Berlin was the stage for Attie's breakthrough work of 1991-93, The Writing on the Wall, which emerged from his reaction to Germany's resuscitated capital. In the early wake of the unification of the bustling and formerly bifurcated city, a dark, brooding, and broken Berlin made a striking contrast with Attie's dizzying trajectory of pasts, both remembered and buried. As an American Jew, Attie became particularly interested in Berlin's Jewish past, but not in the Jewish past of its politically, socially, or economically prominent citizens. Those legendary heroes and heroines, with names like Mendelssohn, Benjamin, and Rathenau, had already become a cherished part of Berlin's and Germany's official history.
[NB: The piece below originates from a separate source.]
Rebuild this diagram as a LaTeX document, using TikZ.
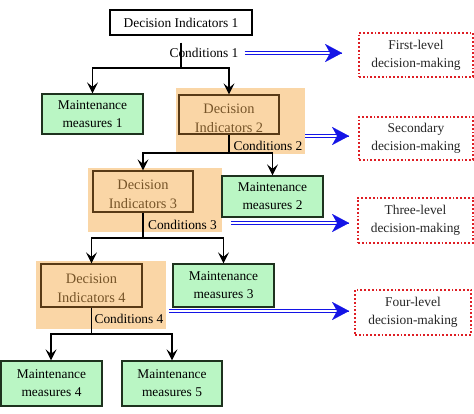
\documentclass[tikz,border=0pt]{standalone}
\usepackage{fontspec}
\setmainfont{Liberation Serif}
\usetikzlibrary{arrows.meta}
\definecolor{mmgreen}{RGB}{186,246,196}
\definecolor{mmborder}{RGB}{30,50,30}
\definecolor{peach}{RGB}{250,214,166}
\definecolor{brownb}{RGB}{88,58,22}
\definecolor{brownt}{RGB}{118,84,40}
\definecolor{dotred}{RGB}{222,30,36}
\definecolor{arrblue}{RGB}{20,20,230}
\tikzset{
  txt/.style={font=\fontsize{13.4}{18}\selectfont, align=center, inner sep=0pt},
  ditxt/.style={font=\fontsize{14.4}{19}\selectfont, align=center, inner sep=0pt, text=brownt},
  whitebox/.style={draw=black, line width=1.2pt, fill=white, minimum width=142pt, minimum height=25pt, inner sep=0pt, font=\fontsize{13.4}{18}\selectfont},
  mmbox/.style={draw=mmborder, line width=1.3pt, fill=mmgreen, inner sep=0pt, align=center, font=\fontsize{13.4}{18}\selectfont},
  dibox/.style={draw=brownb, line width=1.3pt, inner sep=0pt},
  bgbox/.style={fill=peach, draw=none, inner sep=0pt},
  levelbox/.style={draw=dotred, dotted, line width=1.8pt, fill=white, inner sep=0pt, align=center, font=\fontsize{13.4}{18}\selectfont, text=black!85},
  conn/.style={draw=black, line width=1.4pt},
  arr/.style={conn, -{Stealth[length=11pt,width=11pt,inset=4.5pt]}},
  shaft/.style={draw=arrblue, line width=1.1pt, double=white, double distance=1.6pt},
  bhead/.style={draw=arrblue, line width=0.1pt, -{Stealth[length=17pt,width=18pt,inset=5pt,fill=arrblue]}},
}
\begin{document}
\begin{tikzpicture}[x=1pt,y=-1pt]
\useasboundingbox (0,0) rectangle (474,413);
% backgrounds
\node[bgbox, minimum width=129pt, minimum height=66pt] (bg2) at (240.5,121) {};
\node[bgbox, minimum width=134pt, minimum height=64pt] (bg3) at (155,200) {};
\node[bgbox, minimum width=130pt, minimum height=68pt] (bg4) at (101,295) {};
% top
\node[whitebox] (di1) at (181,22.5) {Decision Indicators 1};
\node[txt] (c1) at (204,53) {Conditions 1};
\node[levelbox, minimum width=114pt, minimum height=44pt] (l1) at (416,55) {First-level\\decision-making};
\node[mmbox, minimum width=101pt, minimum height=40pt] (mm1) at (92.5,114) {Maintenance\\measures 1};
% level 2
\node[dibox, minimum width=100pt, minimum height=39pt] (di2) at (229,114.5) {};
\node[ditxt] (di2t) at (229,118.5) {Decision\\Indicators 2};
\node[txt] (c2) at (268,146) {Conditions 2};
\node[levelbox, minimum width=114pt, minimum height=43pt] (l2) at (416,138.5) {Secondary\\decision-making};
% level 3
\node[dibox, minimum width=100pt, minimum height=41pt] (di3) at (143,191.5) {};
\node[ditxt] (di3t) at (143,194) {Decision\\Indicators 3};
\node[mmbox, minimum width=101pt, minimum height=41pt] (mm2) at (272.5,196.5) {Maintenance\\measures 2};
\node[txt] (c3) at (182.5,225) {Conditions 3};
\node[levelbox, minimum width=115pt, minimum height=45pt] (l3) at (415.5,220.5) {Three-level\\decision-making};
% level 4
\node[dibox, minimum width=101pt, minimum height=43pt] (di4) at (91.5,285.5) {};
\node[ditxt] (di4t) at (91.5,288.5) {Decision\\Indicators 4};
\node[mmbox, minimum width=101pt, minimum height=43pt] (mm3) at (223.5,285.5) {Maintenance\\measures 3};
\node[txt] (c4) at (129,319) {Conditions 4};
\node[levelbox, minimum width=116pt, minimum height=45pt] (l4) at (413,312.5) {Four-level\\decision-making};
\node[mmbox, minimum width=101pt, minimum height=45pt] (mm4) at (51.5,383.5) {Maintenance\\measures 4};
\node[mmbox, minimum width=100pt, minimum height=45pt] (mm5) at (172,383.5) {Maintenance\\measures 5};
% tree connectors
\coordinate (j1) at (di1.south |- 0,68);
\draw[conn] ([yshift=-7pt]di1.south) -- (j1);
\draw[arr] (j1) -| (mm1.north);
\draw[arr] (j1) -| (di2.north);
\coordinate (j2) at (di2.south |- 0,153);
\draw[conn] (di2.south) -- (j2);
\draw[arr] (j2) -| (di3.north);
\draw[arr] (j2) -| (mm2.north);
\coordinate (j3) at (di3.south |- 0,238);
\draw[conn] (di3.south) -- (j3);
\draw[arr] (j3) -| (di4.north);
\draw[arr] (j3) -| (mm3.north);
\coordinate (j4) at (di4.south |- 0,334);
\draw[conn] (di4.south) -- (j4);
\draw[arr] (j4) -| ([xshift=-0.5pt]mm4.north);
\draw[arr] (j4) -| (mm5.north);
% blue double arrows
\coordinate (s1) at ([xshift=6pt]c1.east);
\coordinate (e1) at ([xshift=-16pt]l1.west |- c1);
\draw[shaft] (s1) -- ([xshift=-12pt]e1);
\draw[bhead] ([xshift=-0.1pt]e1) -- (e1);
\coordinate (s2) at (bg2.east |- 0,136);
\coordinate (e2) at ([xshift=-9pt]l2.west |- s2);
\draw[shaft] (s2) -- ([xshift=-12pt]e2);
\draw[bhead] ([xshift=-0.1pt]e2) -- (e2);
\coordinate (s3) at ([xshift=9pt]bg3.east |- 0,223);
\coordinate (e3) at ([xshift=-8pt]l3.west |- s3);
\draw[shaft] (s3) -- ([xshift=-12pt]e3);
\draw[bhead] ([xshift=-0.1pt]e3) -- (e3);
\coordinate (s4) at ([xshift=3pt]bg4.east |- 0,311);
\coordinate (e4) at ([xshift=-5pt]l4.west |- s4);
\draw[shaft] (s4) -- ([xshift=-12pt]e4);
\draw[bhead] ([xshift=-0.1pt]e4) -- (e4);
\end{tikzpicture}
\end{document}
Instead, The Writing on the Wall concentrated on images of working-class Jewish life in Berlin's Scheunenviertel, the old ethnic neighborhood where the city's immigrant Eastern European Jews lived from the nineteenth century until World War II. Here Attie projected large-scale images of modest black-and-white historical photographs onto the dark and deteriorated architecture that surrounded the settings where domestic, religious, and entrepreneurial life once thrived. One of the best-known pieces in the series-perhaps the most formally sophisticated and politically loaded-is Joachim-Ecke Auguststrasse, a view of old Berlin apartment buildings in which we see, projected onto a bricked-over window, a Star of David that appears above the head of a praying man. This work shows how knowingly Attie transforms the images of his projections into photographs. Attie's worm's-eye view artificially creates crosslike forms from the transoms and mullions in the windows of the splay of looming buildings on the right. The subtle implication of the Christian religious symbol thus evokes the age-old conflict between the socially dominant Christian culture and a Jewish microcosm, while playing off a fleeting projection of memory and an enduring architectural reality.
Information may change as a result of ongoing research.